What you are asked to do
Please output every line of the material as it stands, without the pictures.

Dataset content
....

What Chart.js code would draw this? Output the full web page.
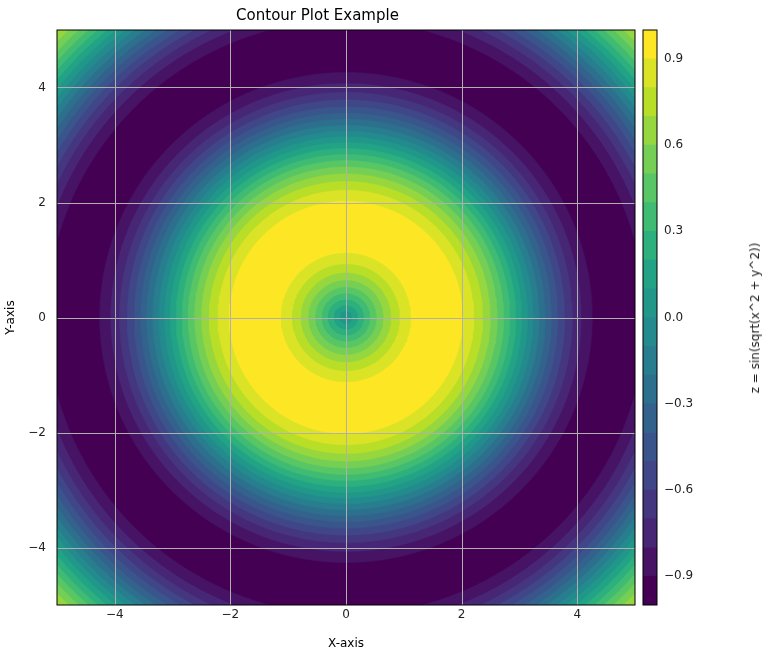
<!DOCTYPE html>
<html><head><meta charset="utf-8">
<script src="https://cdn.jsdelivr.net/npm/chart.js@4"></script>
<style>
body{margin:0;background:#fff;width:768px;height:655px;overflow:hidden;font-family:"DejaVu Sans",sans-serif}
.box{position:absolute;top:0;height:655px}
#cblabel{position:absolute;left:755px;top:318px;transform:translate(-50%,-50%) rotate(-90deg);white-space:nowrap;font-size:12px;color:#222}
</style></head><body>
<div class="box" style="left:0;width:640px"><canvas id="main"></canvas></div>
<div class="box" style="left:630px;width:138px"><canvas id="cb"></canvas></div>
<div id="cblabel">z = sin(sqrt(x^2 + y^2))</div>
<script>
// contour levels (band lower bounds) of z = sin(sqrt(x^2+y^2))
const levels = [-1.0,-0.9,-0.8,-0.7,-0.6,-0.5,-0.4,-0.3,-0.2,-0.1,0.0,0.1,0.2,0.3,0.4,0.5,0.6,0.7,0.8,0.9,1.0];
// concentric filled regions: outer radius of each disc and band index of its level
const ringRadii = [7.10,7.0586,6.9267,6.8068,6.6947,6.5879,6.4846,6.3834,6.2832,6.1830,6.0818,5.9785,5.8717,5.7596,5.6397,5.5078,5.3559,5.1634,4.2614,4.0689,3.9170,3.7851,3.6652,3.5531,3.4463,3.3430,3.2418,3.1416,3.0414,2.9402,2.8369,2.7301,2.6180,2.4981,2.3662,2.2143,2.0218,1.1198,0.9273,0.7754,0.6435,0.5236,0.4115,0.3047,0.2014,0.1002];
const ringBand  = [17,16,15,14,13,12,11,10,9,8,7,6,5,4,3,2,1,0,1,2,3,4,5,6,7,8,9,10,11,12,13,14,15,16,17,18,19,18,17,16,15,14,13,12,11,10];
const xTicks = [-4,-2,0,2,4];
const yTicks = [-4,-2,0,2,4];
const cbTicks = [-0.9,-0.6,-0.3,0.0,0.3,0.6,0.9];

const stops=[[68,1,84],[72,36,117],[65,68,135],[53,95,141],[42,120,142],[33,145,140],[34,168,132],[68,191,112],[122,209,81],[189,223,38],[253,231,37]];
function viridis(t){const p=t*10,i=Math.min(9,Math.floor(p)),f=p-i;const a=stops[i],b=stops[i+1];
 return `rgb(${a.map((v,k)=>Math.round(v+(b[k]-v)*f)).join(',')})`;}
const bandColor=i=>viridis(i/19);
const fmt=v=>String(Math.round(v*10)/10===v?v:v).replace('-','\u2212');

const datasets=ringRadii.map((r,i)=>{
 const pts=[];for(let k=0;k<=180;k++){const a=k/180*2*Math.PI;pts.push({x:r*Math.cos(a),y:r*Math.sin(a)});}
 const c=bandColor(ringBand[i]);
 return {data:pts,showLine:true,fill:'shape',backgroundColor:c,borderColor:c,borderWidth:0.5,pointRadius:0,order:ringRadii.length-i};
});
const font={family:'"DejaVu Sans", sans-serif',size:12};
const gridPlugin={id:'grid',afterDatasetsDraw(ch){const {ctx,chartArea:a,scales:{x,y}}=ch;ctx.save();ctx.strokeStyle='#b0b0b0';ctx.lineWidth=1;
 xTicks.forEach(v=>{const p=Math.round(x.getPixelForValue(v))+0.5;ctx.beginPath();ctx.moveTo(p,a.top);ctx.lineTo(p,a.bottom);ctx.stroke();});
 yTicks.forEach(v=>{const p=Math.round(y.getPixelForValue(v))+0.5;ctx.beginPath();ctx.moveTo(a.left,p);ctx.lineTo(a.right,p);ctx.stroke();});
 ctx.strokeStyle='#000';ctx.strokeRect(a.left,a.top,a.right-a.left,a.bottom-a.top);ctx.restore();}};
new Chart(document.getElementById('main'),{type:'scatter',data:{datasets},plugins:[gridPlugin],
 options:{responsive:true,maintainAspectRatio:false,animation:false,layout:{padding:{left:0,right:5,top:0,bottom:0}},
 plugins:{legend:{display:false},tooltip:{enabled:false},title:{display:true,text:'Contour Plot Example',color:'#000',font:{family:font.family,size:15,weight:'normal'},padding:{top:7,bottom:5}}},
 scales:{
  x:{type:'linear',min:-5,max:5,afterBuildTicks:s=>{s.ticks=xTicks.map(v=>({value:v}));},afterFit:s=>{s.height=50;},
   ticks:{color:'#222',font,callback:fmt,maxRotation:0},grid:{display:false,drawTicks:false},border:{display:false},
   title:{display:true,text:'X-axis',color:'#000',font,padding:{top:4}}},
  y:{type:'linear',min:-5,max:5,afterBuildTicks:s=>{s.ticks=yTicks.map(v=>({value:v}));},afterFit:s=>{s.width=57;},
   ticks:{color:'#222',font,callback:fmt},grid:{display:false},border:{display:false},
   title:{display:true,text:'Y-axis',color:'#000',font,padding:{bottom:2}}}}}});

const cbData=levels.slice(0,-1).map((lo,i)=>({data:[[lo,levels[i+1]]],backgroundColor:bandColor(i),borderWidth:0,barPercentage:1,categoryPercentage:1,grouped:false}));
new Chart(document.getElementById('cb'),{type:'bar',data:{labels:['z'],datasets:cbData},
 plugins:[{id:'frame',afterDatasetsDraw(ch){const a=ch.chartArea,c=ch.ctx;c.save();c.strokeStyle='#000';c.lineWidth=1;c.strokeRect(a.left,a.top,a.right-a.left,a.bottom-a.top);c.restore();}}],
 options:{responsive:true,maintainAspectRatio:false,animation:false,layout:{padding:{left:13,right:0,top:30,bottom:50}},
 plugins:{legend:{display:false},tooltip:{enabled:false}},
 scales:{x:{display:false},
  y:{position:'right',min:-1,max:1,afterBuildTicks:s=>{s.ticks=cbTicks.map(v=>({value:v}));},afterFit:s=>{s.width=111;},
   ticks:{color:'#222',font,callback:v=>v.toFixed(1).replace('-','\u2212')},grid:{display:false,drawTicks:true,tickLength:4},border:{display:false}}}}});
</script></body></html>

....

Solution for this task
What Chart.js code would draw this? Output the full web page.
<!DOCTYPE html>
<html><head><meta charset="utf-8">
<script src="https://cdn.jsdelivr.net/npm/chart.js@4"></script>
<style>
body{margin:0;background:#fff;width:768px;height:655px;overflow:hidden;font-family:"DejaVu Sans",sans-serif}
.box{position:absolute;top:0;height:655px}
#cblabel{position:absolute;left:755px;top:318px;transform:translate(-50%,-50%) rotate(-90deg);white-space:nowrap;font-size:12px;color:#222}
</style></head><body>
<div class="box" style="left:0;width:640px"><canvas id="main"></canvas></div>
<div class="box" style="left:630px;width:138px"><canvas id="cb"></canvas></div>
<div id="cblabel">z = sin(sqrt(x^2 + y^2))</div>
<script>
// contour levels (band lower bounds) of z = sin(sqrt(x^2+y^2))
const levels = [-1.0,-0.9,-0.8,-0.7,-0.6,-0.5,-0.4,-0.3,-0.2,-0.1,0.0,0.1,0.2,0.3,0.4,0.5,0.6,0.7,0.8,0.9,1.0];
// concentric filled regions: outer radius of each disc and band index of its level
const ringRadii = [7.10,7.0586,6.9267,6.8068,6.6947,6.5879,6.4846,6.3834,6.2832,6.1830,6.0818,5.9785,5.8717,5.7596,5.6397,5.5078,5.3559,5.1634,4.2614,4.0689,3.9170,3.7851,3.6652,3.5531,3.4463,3.3430,3.2418,3.1416,3.0414,2.9402,2.8369,2.7301,2.6180,2.4981,2.3662,2.2143,2.0218,1.1198,0.9273,0.7754,0.6435,0.5236,0.4115,0.3047,0.2014,0.1002];
const ringBand  = [17,16,15,14,13,12,11,10,9,8,7,6,5,4,3,2,1,0,1,2,3,4,5,6,7,8,9,10,11,12,13,14,15,16,17,18,19,18,17,16,15,14,13,12,11,10];
const xTicks = [-4,-2,0,2,4];
const yTicks = [-4,-2,0,2,4];
const cbTicks = [-0.9,-0.6,-0.3,0.0,0.3,0.6,0.9];

const stops=[[68,1,84],[72,36,117],[65,68,135],[53,95,141],[42,120,142],[33,145,140],[34,168,132],[68,191,112],[122,209,81],[189,223,38],[253,231,37]];
function viridis(t){const p=t*10,i=Math.min(9,Math.floor(p)),f=p-i;const a=stops[i],b=stops[i+1];
 return `rgb(${a.map((v,k)=>Math.round(v+(b[k]-v)*f)).join(',')})`;}
const bandColor=i=>viridis(i/19);
const fmt=v=>String(Math.round(v*10)/10===v?v:v).replace('-','\u2212');

const datasets=ringRadii.map((r,i)=>{
 const pts=[];for(let k=0;k<=180;k++){const a=k/180*2*Math.PI;pts.push({x:r*Math.cos(a),y:r*Math.sin(a)});}
 const c=bandColor(ringBand[i]);
 return {data:pts,showLine:true,fill:'shape',backgroundColor:c,borderColor:c,borderWidth:0.5,pointRadius:0,order:ringRadii.length-i};
});
const font={family:'"DejaVu Sans", sans-serif',size:12};
const gridPlugin={id:'grid',afterDatasetsDraw(ch){const {ctx,chartArea:a,scales:{x,y}}=ch;ctx.save();ctx.strokeStyle='#b0b0b0';ctx.lineWidth=1;
 xTicks.forEach(v=>{const p=Math.round(x.getPixelForValue(v))+0.5;ctx.beginPath();ctx.moveTo(p,a.top);ctx.lineTo(p,a.bottom);ctx.stroke();});
 yTicks.forEach(v=>{const p=Math.round(y.getPixelForValue(v))+0.5;ctx.beginPath();ctx.moveTo(a.left,p);ctx.lineTo(a.right,p);ctx.stroke();});
 ctx.strokeStyle='#000';ctx.strokeRect(a.left,a.top,a.right-a.left,a.bottom-a.top);ctx.restore();}};
new Chart(document.getElementById('main'),{type:'scatter',data:{datasets},plugins:[gridPlugin],
 options:{responsive:true,maintainAspectRatio:false,animation:false,layout:{padding:{left:0,right:5,top:0,bottom:0}},
 plugins:{legend:{display:false},tooltip:{enabled:false},title:{display:true,text:'Contour Plot Example',color:'#000',font:{family:font.family,size:15,weight:'normal'},padding:{top:7,bottom:5}}},
 scales:{
  x:{type:'linear',min:-5,max:5,afterBuildTicks:s=>{s.ticks=xTicks.map(v=>({value:v}));},afterFit:s=>{s.height=50;},
   ticks:{color:'#222',font,callback:fmt,maxRotation:0},grid:{display:false,drawTicks:false},border:{display:false},
   title:{display:true,text:'X-axis',color:'#000',font,padding:{top:4}}},
  y:{type:'linear',min:-5,max:5,afterBuildTicks:s=>{s.ticks=yTicks.map(v=>({value:v}));},afterFit:s=>{s.width=57;},
   ticks:{color:'#222',font,callback:fmt},grid:{display:false},border:{display:false},
   title:{display:true,text:'Y-axis',color:'#000',font,padding:{bottom:2}}}}}});

const cbData=levels.slice(0,-1).map((lo,i)=>({data:[[lo,levels[i+1]]],backgroundColor:bandColor(i),borderWidth:0,barPercentage:1,categoryPercentage:1,grouped:false}));
new Chart(document.getElementById('cb'),{type:'bar',data:{labels:['z'],datasets:cbData},
 plugins:[{id:'frame',afterDatasetsDraw(ch){const a=ch.chartArea,c=ch.ctx;c.save();c.strokeStyle='#000';c.lineWidth=1;c.strokeRect(a.left,a.top,a.right-a.left,a.bottom-a.top);c.restore();}}],
 options:{responsive:true,maintainAspectRatio:false,animation:false,layout:{padding:{left:13,right:0,top:30,bottom:50}},
 plugins:{legend:{display:false},tooltip:{enabled:false}},
 scales:{x:{display:false},
  y:{position:'right',min:-1,max:1,afterBuildTicks:s=>{s.ticks=cbTicks.map(v=>({value:v}));},afterFit:s=>{s.width=111;},
   ticks:{color:'#222',font,callback:v=>v.toFixed(1).replace('-','\u2212')},grid:{display:false,drawTicks:true,tickLength:4},border:{display:false}}}}});
</script></body></html>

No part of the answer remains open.